I can't believe a President would stoop this low, but I guess considering.........................

Obama Registry

huntin1


----------



## Plainsman (Jul 30, 2003)

I heard that on the radio the other day. What a sponger. Not much different than the guy at the intersection with a cardboard sign that asks for food money. The only difference is the guy at the intersection needs it. Obama wants young couples just starting out with perhaps very low income to give up the gifts that start their household so he can have another four years of failure. Little King Barry.


----------



## BillThomas (Jun 19, 2012)

Plainsman said:


> I heard that on the radio the other day. What a sponger. Not much different than the guy at the intersection with a cardboard sign that asks for food money. The only difference is the guy at the intersection needs it. Obama wants young couples just starting out with perhaps very low income to give up the gifts that start their household so he can have another four years of failure. Little King Barry.


Israel loves Obama, his cabinet is full of Israeli dual citizens. in all likeliohood, he is our next Pressident.


















'He supported a United Nations resolution Israel accepted regarding the Jewish state's handling of the Gaza flotilla in 2010; he made a middle-of-the-night phone call last year to get Egyptian authorities to rescue Israeli Embassy employees trapped by an angry mob; he provided Israel with two loan guarantees totaling $5.78 billion; he gave Israeli products what amounts to most favored nation status in the face of calls for a boycott of Israeli goods; and he enhanced Israel's missile defense.'


----------



## spentwings (Apr 25, 2007)

Your posts are like reading Andersen Prunty except,,,, he's entertaining. :lol: 
http://bizarrocentral.com/312-2/andersen-prunty/


----------



## Plainsman (Jul 30, 2003)

> Israel loves Obama, his cabinet is full of Israeli dual citizens. in all likeliohood, he is our next Pressident.


Where did you find any connection to Israel, etc. I can see you taking a Rorschach test. What's this butterfly like ink blot look like ------ Obama kissing a Jew. What's this barbell like ink spot look like -------- two Jews fighting over spaghetti. What's this bird like looking ink blot look like to you ------- a Jewish banker waving money. What's this ink blot look like ------ a Jew filing false income tax.

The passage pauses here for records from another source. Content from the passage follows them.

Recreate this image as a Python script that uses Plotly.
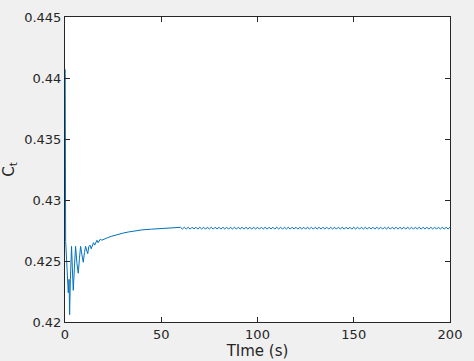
import plotly.graph_objects as go

# Transient part (time in s, thrust coefficient)
t_early = [0, 0.1, 0.35, 0.8, 1.2, 1.7, 2.1, 2.4, 2.8, 3.4, 3.8, 4.3, 4.9, 5.5, 6.2, 6.9, 7.5,
           8.1, 8.8, 9.5, 10.1, 10.7, 11.2, 11.8, 12.4, 13.0, 13.6, 14.2, 14.8, 15.4, 16.0,
           16.6, 17.2, 17.8, 18.4, 19.0, 20, 22, 24, 26, 28, 30, 33, 36, 40, 45, 50, 55, 59]
ct_early = [0.4407, 0.4407, 0.4266, 0.4252, 0.4232, 0.4224, 0.4235, 0.4206, 0.4235, 0.4262,
            0.4245, 0.4226, 0.4245, 0.4262, 0.4248, 0.4240, 0.4252, 0.4262, 0.4255, 0.4249,
            0.4257, 0.4262, 0.4259, 0.4256, 0.4262, 0.4263, 0.4260, 0.4262, 0.4265, 0.4263,
            0.4265, 0.4267, 0.4265, 0.4267, 0.4268, 0.4267, 0.42675, 0.4269, 0.42702, 0.42712,
            0.4272, 0.42728, 0.42738, 0.42746, 0.42755, 0.42761, 0.42765, 0.42768, 0.42770]

# Steady part with small periodic ripple
t_late = list(range(60, 201))
ct_late = [
    0.42776, 0.42762, 0.42777, 0.42762, 0.42777, 0.42761, 0.42777, 0.42762, 0.42777, 0.42761,
    0.42777, 0.42762, 0.42777, 0.42761, 0.42777, 0.42762, 0.42777, 0.42761, 0.42777, 0.42762,
    0.42777, 0.42761, 0.42777, 0.42762, 0.42777, 0.42761, 0.42777, 0.42762, 0.42777, 0.42761,
    0.42777, 0.42762, 0.42777, 0.42761, 0.42777, 0.42762, 0.42777, 0.42761, 0.42777, 0.42762,
    0.42777, 0.42761, 0.42777, 0.42762, 0.42777, 0.42761, 0.42777, 0.42762, 0.42777, 0.42761,
    0.42777, 0.42762, 0.42777, 0.42761, 0.42777, 0.42762, 0.42777, 0.42761, 0.42777, 0.42762,
    0.42777, 0.42761, 0.42777, 0.42762, 0.42777, 0.42761, 0.42777, 0.42762, 0.42777, 0.42761,
    0.42777, 0.42762, 0.42777, 0.42761, 0.42777, 0.42762, 0.42777, 0.42761, 0.42777, 0.42762,
    0.42777, 0.42761, 0.42777, 0.42762, 0.42777, 0.42761, 0.42777, 0.42762, 0.42777, 0.42761,
    0.42777, 0.42762, 0.42777, 0.42761, 0.42777, 0.42762, 0.42777, 0.42761, 0.42777, 0.42762,
    0.42777, 0.42761, 0.42777, 0.42762, 0.42777, 0.42761, 0.42777, 0.42762, 0.42777, 0.42761,
    0.42777, 0.42762, 0.42777, 0.42761, 0.42777, 0.42762, 0.42777, 0.42761, 0.42777, 0.42762,
    0.42777, 0.42761, 0.42777, 0.42762, 0.42777, 0.42761, 0.42777, 0.42762, 0.42777, 0.42761,
    0.42777, 0.42762, 0.42777, 0.42761, 0.42777, 0.42762, 0.42777, 0.42761, 0.42777, 0.42762,
    0.42777,
]

x_ticks = [0, 50, 100, 150, 200]
y_ticks = [0.42, 0.425, 0.43, 0.435, 0.44, 0.445]
y_tick_labels = ["0.42", "0.425", "0.43", "0.435", "0.44", "0.445"]

fig = go.Figure()
fig.add_trace(go.Scatter(
    x=t_early + t_late, y=ct_early + ct_late, mode="lines",
    line=dict(color="#0072BD", width=1), showlegend=False,
))

axis_common = dict(
    showgrid=False, zeroline=False, showline=True, linecolor="#262626", linewidth=1,
    mirror="ticks", ticks="inside", ticklen=5, tickcolor="#262626",
    tickfont=dict(family="DejaVu Sans", size=13, color="#262626"),
)

fig.update_layout(
    width=474, height=361,
    paper_bgcolor="#f0f0f0", plot_bgcolor="white",
    margin=dict(l=65, r=24, t=17, b=39, autoexpand=False),
    xaxis=dict(range=[0, 200], tickvals=x_ticks, automargin=False,
               title=dict(text="TIme (s)", font=dict(family="DejaVu Sans", size=15, color="#262626"), standoff=1),
               **axis_common),
    yaxis=dict(range=[0.42, 0.445], tickvals=y_ticks, ticktext=y_tick_labels, automargin=False,
               title=dict(text="C<sub>t</sub>", font=dict(family="DejaVu Sans", size=15, color="#262626"), standoff=6),
               **axis_common),
)

fig.write_html("out.html", config={"displayModeBar": False},
               post_script="document.body.style.margin='0';document.body.style.padding='0';")
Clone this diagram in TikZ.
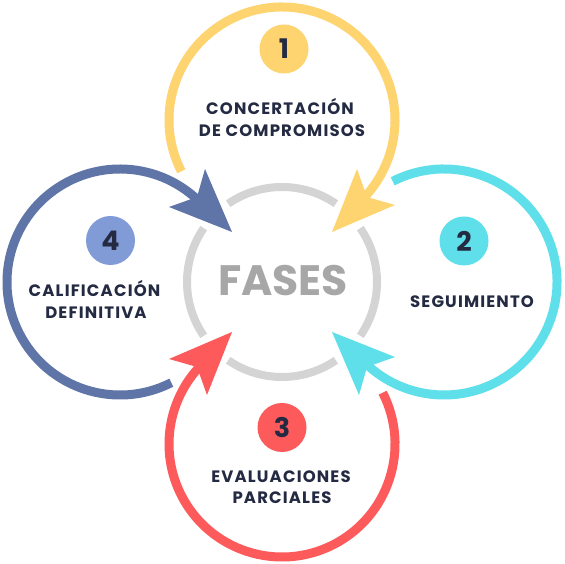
\documentclass[tikz,border=0pt]{standalone}
\usepackage{fontspec}
\setmainfont{Poppins}
\newfontfamily\lblfont[LetterSpace=7]{Poppins}
\begin{document}
\begin{tikzpicture}[x=1pt,y=1pt]
\definecolor{cyel}{HTML}{FDD470}
\definecolor{ccya}{HTML}{5FDFEA}
\definecolor{cred}{HTML}{FD5A5B}
\definecolor{cblu}{HTML}{5F74A7}
\definecolor{cbll}{HTML}{819BD6}
\definecolor{ink}{HTML}{232A42}
\definecolor{gring}{HTML}{D4D4D4}
\definecolor{gtext}{HTML}{A7A7A7}
\tikzset{
  ring/.style={line width=9pt},
  grayring/.style={line width=8pt, draw=gring},
  numdot/.style={circle, minimum size=49pt, inner sep=0pt, text=ink,
    font=\bfseries\fontsize{27}{27}\selectfont},
  lbl/.style={anchor=base, text=ink, inner sep=0pt,
    font=\lblfont\bfseries\fontsize{16.5}{16.5}\selectfont},
}
\useasboundingbox (0,0) rectangle (564,564);
\fill[white] (0,0) rectangle (564,564);
\coordinate (c) at (282,282);
% gray central ring
\foreach \a in {0,90,180,270}{
  \draw[grayring] (c) ++(\a-34.5:95) arc[start angle=\a-34.5, end angle=\a+34.5, radius=95];
}
% coloured rings with arrowheads
\foreach \r/\col in {0/cyel,90/cblu,180/cred,270/ccya}{
  \begin{scope}[shift={(c)}, rotate=\r]
    \draw[ring, draw=\col] (0,162) ++(207:113) arc[start angle=207, end angle=-45, radius=113];
    \fill[\col] (50,50) -- (75,113) -- (85,85) -- (113,77) -- cycle;
  \end{scope}
}
% number dots
\node[numdot, fill=cyel] (n1) at (284,515) {1};
\node[numdot, fill=ccya] (n2) at (464,323) {2};
\node[numdot, fill=cred] (n3) at (282,136.5) {3};
\node[numdot, fill=cbll] (n4) at (110.5,323.5) {4};
% labels
\node[lbl] (l1a) at (280,449) {CONCERTACIÓN};
\node[lbl] (l1b) at (282,427.5) {DE COMPROMISOS};
\node[lbl] (l2) at (472,256.5) {SEGUIMIENTO};
\node[lbl] (l3a) at (281,81.7) {EVALUACIONES};
\node[lbl] (l3b) at (282,60.7) {PARCIALES};
\node[lbl] (l4a) at (94.5,267.3) {CALIFICACIÓN};
\node[lbl] (l4b) at (96,245) {DEFINITIVA};
\node[anchor=base, inner sep=0pt, text=gtext, font=\bfseries\fontsize{42.5}{42.5}\selectfont] (fases) at (283,268) {FASES};
\end{tikzpicture}
\end{document}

When you eat alphabet soup does it spell Jews take over the world.

Get serious before someone thinks your Mahmoud Ahmadinejad on nodakoutdoors.


----------



## Anas Strepera (Nov 10, 2004)

No shyte, an American President that's pro-Israel? Stop the press. Has that ever happened????

By the way, the sky is blue last time I checked.


----------



## Chuck Smith (Feb 22, 2005)

Plainsman.....

You forgot the ink blot that looks like BUSH ruining america with a jew stealing money from the USA.


----------



## Gunny (Aug 18, 2005)

:eyeroll:

This guy...


----------



## huntin1 (Nov 14, 2003)

Chuck Smith said:


> Plainsman.....
> 
> You forgot the ink blot that looks like BUSH *lying while he is* ruining america with a jew stealing money from the USA.


Fixed it for you. :laugh:

huntin1


----------



## Chuck Smith (Feb 22, 2005)

Thanks....it does sound better that way..... :beer:


----------